Dimon admitted his company “modestly benefits” in the deal.
“The service JPM is providing here is to provide a massive amount of liquidity to meet depositor’s demands,” Antoni said. “That will prevent the sale of some $30 billion in securities that First Republic had which have lost value, if sold today. If held to maturity, however, those securities will still pay their anticipated rate of return.”
Other experts say comparing this to a traditional bank bailout goes too far and emphasize that stabilizing the banking sector was necessary for the sake of the broader economy. First Republic is the third U.S. bank to fail since March of this year.
Notably, the FDIC is funded by insurance premiums paid by banks, not by Congressional appropriations.
“I would not call this a bailout,” Gary Wolfram, an economics professor at Hillsdale College, told The Center Square. “It is an attempt to stabilize the banking system. The reason the FDIC was created nearly 90 years ago was to guard against ‘runs’ on banks. Individual banks hold only a fraction of their deposits on reserve with the Fed, and if we all went in to get our money you have the scene from the Jimmy Stewart movie, ‘It’s a Wonderful Life.’
“While J.P. Morgan may benefit, it is taking on $92 billion in deposits that were in First Republic (as well as the loans and securities) and it is large enough that people will probably not withdraw their deposits for fear that J.P. Morgan will fail,” he added.
Antoni argues taxpayers will still foot the bill.
“The FDIC levies fees on banks which are passed on to customers. Anything, like an overdraft fee, contributes to this,” he said. “The interest rate on a loan will be slightly higher and the interest rate you get paid on your savings account will be slightly lower. This functions like a particularly regressive tax because low-income people are much more likely to pay things like overdraft fees. However, the FDIC also has an existing line of credit with the Treasury of $100 billion. Tapping into that costs the taxpayer. Additionally, when the FDIC has really gotten into trouble in the past, the Treasury has not only expanded that line of credit but simply paid for outstanding FDIC bills, meaning those dollars were never repaid.”

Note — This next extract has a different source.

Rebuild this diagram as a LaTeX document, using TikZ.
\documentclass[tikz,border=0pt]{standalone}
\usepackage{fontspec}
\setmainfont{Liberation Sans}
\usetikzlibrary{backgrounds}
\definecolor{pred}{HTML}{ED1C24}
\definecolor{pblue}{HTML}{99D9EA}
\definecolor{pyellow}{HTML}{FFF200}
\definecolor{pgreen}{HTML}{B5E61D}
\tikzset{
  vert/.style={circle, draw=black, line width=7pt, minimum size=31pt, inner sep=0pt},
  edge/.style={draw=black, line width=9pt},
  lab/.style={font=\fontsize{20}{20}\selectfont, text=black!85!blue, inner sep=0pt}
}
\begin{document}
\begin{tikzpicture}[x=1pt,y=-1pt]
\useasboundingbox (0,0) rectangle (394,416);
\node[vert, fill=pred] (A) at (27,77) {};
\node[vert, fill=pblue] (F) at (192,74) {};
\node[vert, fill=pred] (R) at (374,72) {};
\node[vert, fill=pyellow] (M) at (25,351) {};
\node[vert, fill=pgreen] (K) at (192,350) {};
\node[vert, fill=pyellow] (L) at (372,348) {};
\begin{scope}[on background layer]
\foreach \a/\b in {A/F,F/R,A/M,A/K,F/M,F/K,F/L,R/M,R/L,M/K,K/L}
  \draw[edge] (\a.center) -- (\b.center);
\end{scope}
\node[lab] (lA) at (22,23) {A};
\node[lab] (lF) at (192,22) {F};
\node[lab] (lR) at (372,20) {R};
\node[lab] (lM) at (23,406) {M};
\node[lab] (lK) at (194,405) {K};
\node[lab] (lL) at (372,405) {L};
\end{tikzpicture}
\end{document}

While calling this a bailout is up for debate, the federal government is taking the blame for fueling inflation and then hiking interest rates to compensate for inflation, which is what has put the strain on the banking sector.

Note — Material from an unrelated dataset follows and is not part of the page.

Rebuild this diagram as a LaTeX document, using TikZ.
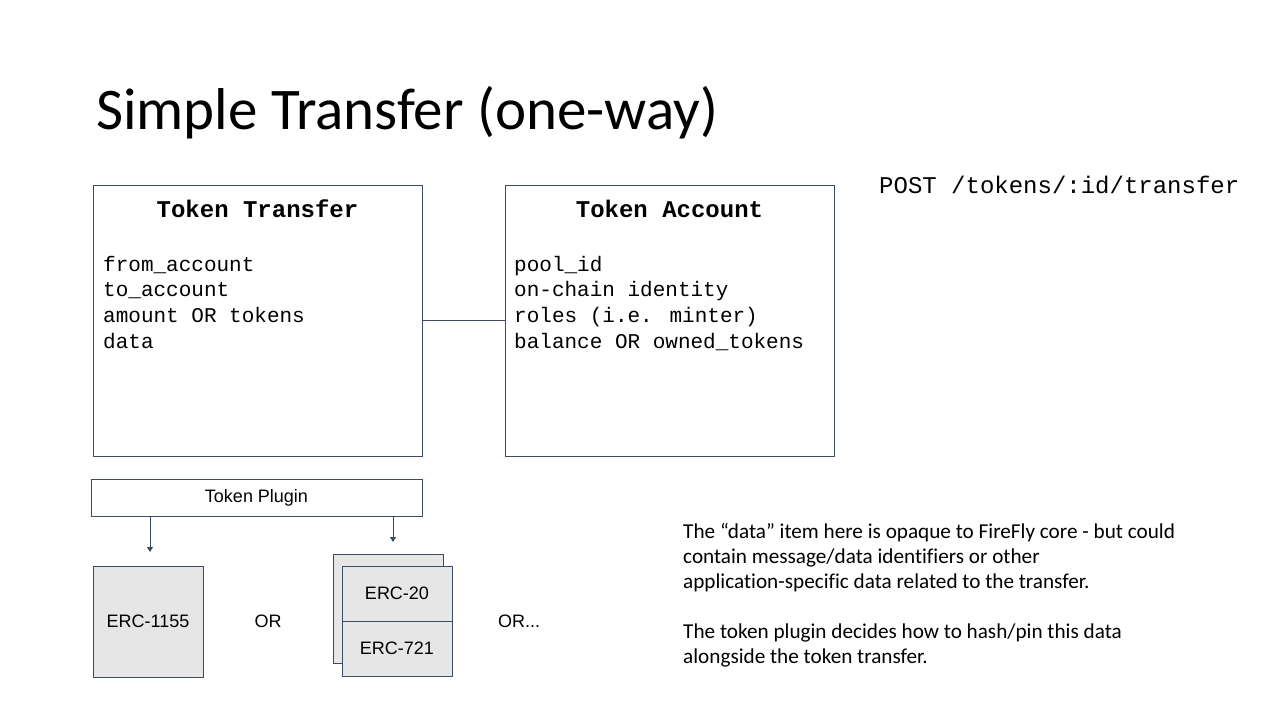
\documentclass[tikz,border=0pt]{standalone}
\usepackage{fontspec}
\setmainfont[Ligatures=NoCommon]{Carlito}
\newfontfamily\monof{Liberation Mono}
\newfontfamily\arialf{Liberation Sans}
\usetikzlibrary{arrows.meta}
\definecolor{edge}{HTML}{3D4B63}
\definecolor{boxfill}{HTML}{E6E6E6}
\tikzset{
  entity/.style={draw=edge, line width=1pt, minimum width=329pt, minimum height=271pt, inner sep=0pt},
  ercbox/.style={draw=edge, line width=1pt, fill=boxfill, inner sep=0pt, font=\arialf\fontsize{18}{20}\selectfont},
  plainlbl/.style={inner sep=0pt, font=\arialf\fontsize{18}{20}\selectfont},
  monotxt/.style={inner sep=0pt, anchor=base west, font=\monof\fontsize{21}{25}\selectfont},
  monohead/.style={inner sep=0pt, anchor=base, font=\monof\bfseries\fontsize{24}{28}\selectfont},
  para/.style={inner sep=0pt, anchor=base west, font=\fontsize{21.2}{25}\selectfont},
  link/.style={draw=edge, line width=1pt},
  arr/.style={draw=edge, line width=1pt, -{Triangle[width=6pt,length=5pt]}}
}
\begin{document}
\begin{tikzpicture}[x=1pt,y=-1pt]
\useasboundingbox (0,0) rectangle (1280,720);
% title
\node[inner sep=0pt, anchor=base west, font=\fontsize{59}{64}\selectfont] (title) at (96,129) {Simple Transfer (one-way)};
% endpoint
\node[inner sep=0pt, anchor=base west, font=\monof\fontsize{24}{28}\selectfont] (post) at (879,193) {POST /tokens/:id/transfer};
% entity boxes
\node[entity] (tt) at (257.5,320.5) {};
\node[entity] (ta) at (669.5,320.5) {};
\draw[link] (tt.east) -- (ta.west);
\node[monohead] (tth) at (257.5,217) {Token Transfer};
\node[monohead] (tah) at (669.5,217) {Token Account};
\node[monotxt] (tt1) at (103,271) {from\_account};
\node[monotxt] (tt2) at (103,296.7) {to\_account};
\node[monotxt] (tt3) at (103,322.4) {amount OR tokens};
\node[monotxt] (tt4) at (103,348) {data};
\node[monotxt] (ta1) at (514,271) {pool\_id};
\node[monotxt] (ta2) at (514,296.7) {on-chain identity};
\node[monotxt] (ta3) at (514,322.4) {roles (i.e. minter)};
\node[monotxt] (ta4) at (514,348) {balance OR owned\_tokens};
% plugin
\node[draw=edge, line width=1pt, minimum width=331pt, minimum height=37pt, inner sep=0pt, font=\arialf\fontsize{18}{20}\selectfont] (plugin) at (256.5,497.5) {Token Plugin};
\coordinate (a1end) at (150,552);
\coordinate (a2end) at (393,542);
\draw[arr] (plugin.south -| a1end) -- (a1end);
\draw[arr] (plugin.south -| a2end) -- (a2end);
% ERC boxes
\node[ercbox, minimum width=110pt, minimum height=111pt] (erc1155) at (148,621.5) {ERC-1155};
\node[ercbox, minimum width=110pt, minimum height=109pt] (ercback) at (388,608.5) {};
\node[ercbox, minimum width=110pt, minimum height=55pt] (erc20) at (397,593.5) {ERC-20};
\node[ercbox, minimum width=110pt, minimum height=55pt] (erc721) at (397,648.5) {ERC-721};
\node[plainlbl] (or1) at (268,621) {OR};
\node[plainlbl] (or2) at (519,621) {OR...};
% notes
\node[para] (n1) at (683,538) {The “data” item here is opaque to FireFly core - but could};
\node[para] (n2) at (683,563) {contain message/data identifiers or other};
\node[para] (n3) at (683,588) {application-specific data related to the transfer.};
\node[para] (n4) at (683,638) {The token plugin decides how to hash/pin this data};
\node[para] (n5) at (683,663) {alongside the token transfer.};
\end{tikzpicture}
\end{document}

“The Fed is offering an alternative to the FDIC guaranteeing all deposits as it did with the other two banks,” Wolfram said. “It is following the Swiss authorities actions with Credit Suisee. The recent swift and large increase in interest rates by the Fed resulted in a sudden decrease in the value of bond holdings of banks, such as Silicon Valley, and now it is trying to deal with the result of this. This is complicated by the massive deficits of the federal government and the Fed’s attempts to deal with inflation caused by the massive increase in the money supply (a 40% increase in M2 that started in March 2020).”